Lynchings and Massacres

This is a gruesome way to kick off 2023, but because of our commitment to centenaries, we must acknowledge that 1923 began on New Year’s Day with a massacre, the razing of the Black town of Rosewood, Florida.


But let us take a step back. The popular conception of racially motivated killing of African Americans readily accepts lynchings – it’s our very own specifically American contribution to the violence that human beings visit on one another. We are historically resistant to the concept of racially motivated massacres, even though they’re much splashier with elevated death tolls. Everybody knows about Emmett Till; everybody now knows about Ahmaud Arbery. (I’m purposely leaving police lynchings out of the account in order not to muddy the waters.)


History witnessed a whole year of African American massacres, now known as the Red Summer of 1919: almost 40 race riots in cities and townships across the country. The historical evidence is easy to find, but this ravening racial injustice, the greatest and most prolonged spasm of white fury in our history, has left NO memory or mark upon our collective consciousness. Even African Americans are largely ignorant of it.


Wilmington 1898; Atlanta 1906; East St. Louis 1917; Tulsa 1921; Rosewood 1923 – all Black massacres perpetrated by whites. The centenary of the Tulsa massacre combined with the popularity of HBO’s Watchmen series which used its historical context as a shocking season opener, has surfaced knowledge of and interest in this particular massacre, but who knows for how long? John Singleton gamely attempted to perform the same service for the township that was completely destroyed in his 1997 narrative film Rosewood. Given the fact that the centenary of the Rosewood massacre has elicited no interest in or revival of the movie, I’m guessing that Rosewood will go down as another case of voluntary amnesia in our national disinterest in massacres.


Lynching stories, on the other hand, are right up our alley. They pit individuals against the mob, so there’s no messiness of judgment, as can happen with massacres when folks on both sides get killed. Rosewood provides examples of both lynchings and massacres. The first person to be killed was an unarmed Black man whom a white vigilante group believed (falsely) to be covering the escape route of a non-existent Black attacker of a white woman (who was probably lying about the attack to cover up an affair she was having with a white man).


Even though he was shot by a trigger-happy member of the mob, the whites hung his corpse in a tree to signify “lynching.”

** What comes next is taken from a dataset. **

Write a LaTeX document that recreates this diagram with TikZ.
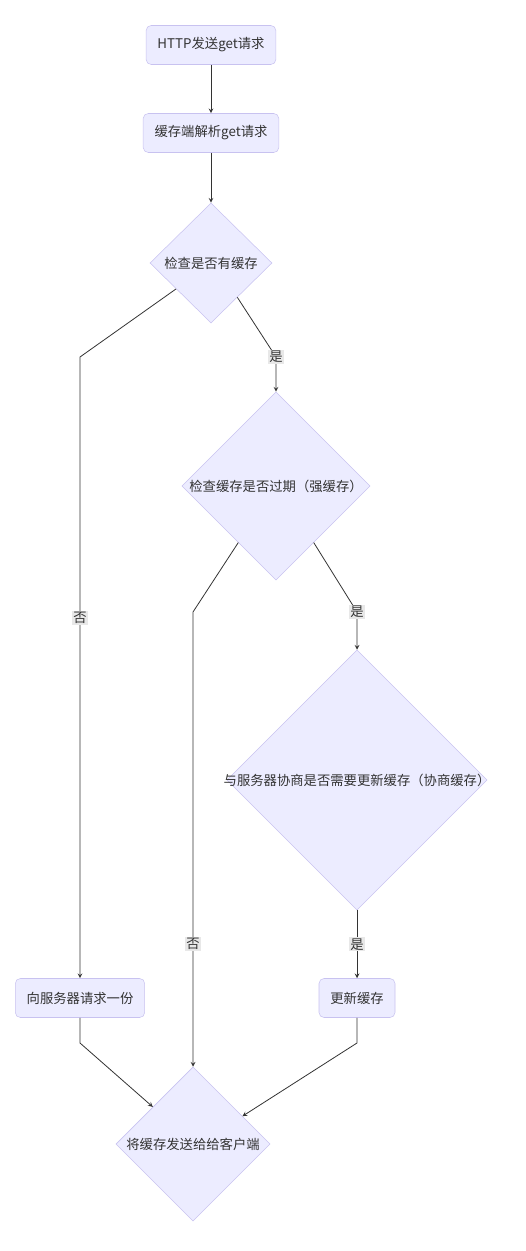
\documentclass[tikz,border=0pt]{standalone}
\usepackage{fontspec}
\setmainfont{Noto Sans CJK SC}
\usepackage{tikz}
\usetikzlibrary{arrows,shapes.geometric,calc}
\usetikzlibrary{positioning}
\definecolor{boxfill}{HTML}{ECECFF}
\definecolor{boxline}{HTML}{C8C2F0}
\definecolor{ink}{HTML}{333333}
\definecolor{lblfill}{HTML}{E8E8E8}
\tikzstyle{step box}=[rectangle,rounded corners=3.75pt,draw=boxline,fill=boxfill,
                text=ink,minimum height=29.25pt,inner xsep=8.5pt,
                font=\fontsize{10}{12}\selectfont]
\tikzstyle{test}=[diamond,draw=boxline,fill=boxfill,text=ink,inner sep=0pt,
                font=\fontsize{10}{12}\selectfont]
\tikzstyle{flow}=[->,>=stealth,draw=ink,line width=0.6pt]
\tikzstyle{yn}=[fill=lblfill,text=ink,inner sep=1pt,font=\fontsize{10}{12}\selectfont]

\begin{document}
\begin{tikzpicture}[x=0.75pt,y=-0.75pt]
\useasboundingbox (0,0) rectangle (525,1251);
\node[step box] (send) at (211,45) {HTTP发送get请求};
\node[step box] (parse) at (211,133) {缓存端解析get请求};
\node[test,minimum width=91.5pt,minimum height=90pt] (has) at (211,263)
  {\makebox[0pt]{检查是否有缓存}};
\node[test,minimum width=141pt,minimum height=141pt] (fresh) at (276,486)
  {\makebox[0pt]{检查缓存是否过期（强缓存）}};
\node[test,minimum width=195pt,minimum height=195pt] (nego) at (357,780)
  {\makebox[0pt]{与服务器协商是否需要更新缓存（协商缓存）}};
\node[step box] (fetch) at (80,998) {向服务器请求一份};
\node[step box] (update) at (357,998) {更新缓存};
\node[test,minimum width=115.5pt,minimum height=115.5pt] (reply) at (193,1144)
  {\makebox[0pt]{将缓存发送给给客户端}};
% straight part
\draw[flow] (send) -- (parse);
\draw[flow] (parse) -- (has);
% branches
\draw[flow] ($(has.west)!0.43!(has.south)$) -- (80,357)
  -- node[yn,pos=0.42]{否} (fetch.north);
\draw[flow] ($(has.east)!0.57!(has.south)$) -- (276,357) node[yn]{是} -- (fresh.north);
\draw[flow] ($(fresh.west)!0.6!(fresh.south)$) -- (193,612)
  -- node[yn,pos=0.73]{否} (reply.north);
\draw[flow] ($(fresh.east)!0.6!(fresh.south)$) -- (357,612) node[yn]{是} -- (nego.north);
\draw[flow] (nego.south) -- node[yn]{是} (update.north);
% back to client
\draw[flow] (fetch.south) -- (80,1043) -- ($(reply.north)!0.52!(reply.west)$);
\draw[flow] (update.south) -- (357,1043) -- ($(reply.north)!0.64!(reply.east)$);
\end{tikzpicture}
\end{document}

A few nights later, a crowd of armed white men gathered around the house of a successful (and insufficiently subservient) Black resident of Rosewood in the mistaken belief that this uppity Negro was hiding the non-existent Black “rapist.” (Even though the woman whose lies had provoked the violence had specified that she hadn’t been raped, only beaten, nothing could stop the story from taking on the time-honored contours of the white Southern fever dream.) The African American matriarch of the Carrier house was shot and killed. When two white vigilantes broke through the front door with murderous intent, the Carrier son mowed them down before being shot and killed himself. Since both sides were armed and the casualties were equal, that was neither a lynching nor a massacre. But two white men had been killed by a Black man, and that was a disaster for the Blacks of Rosewood by any definition. They knew their fate was sealed and fled as best they could.


For the next three days and nights, inflamed white men came from around the state to wreak “revenge.” No more white lives were lost in the ensuing racial fury, but a still-unknown number of Black ones, who could not escape the roaming mobs, died in any number of gruesome ways. (The vastly undercounted official number of deaths was reported as 2 whites and 8 Blacks.) Still unslaked, white rampagers burned down practically every building in Rosewood. That was a massacre.


The obvious fact in this edifying taxonomy of racial violence is that the Blacks are always outnumbered, outgunned, outmaneuvered, although often only by sheer force of numbers, and generally abandoned by history. In the case of Rosewood, a white grand jury was convened the following month but found insufficient evidence to prosecute any crimes. Case closed.


This too was a massacre, and the spirit of Rosewood (which had been a relatively prosperous Black community) was razed along with the town itself. The terrified escapees made no attempt to rebuild or return. They never talked about what had happened to others – not even to their children – and yet another African American bloodbath dropped into oblivion.


However Rosewood proved to be the last massacre by whites of an African American community. (Lynchings continued throughout the 20 th century.) When racial violence broke out again, the Harlem riots of 1935 established the template for massacres that were self-directed (the destruction of urban ghettos) and exacerbated by armed agents of the state (the police, state militia, national guard). From henceforward, the fire and fury came from the Black community.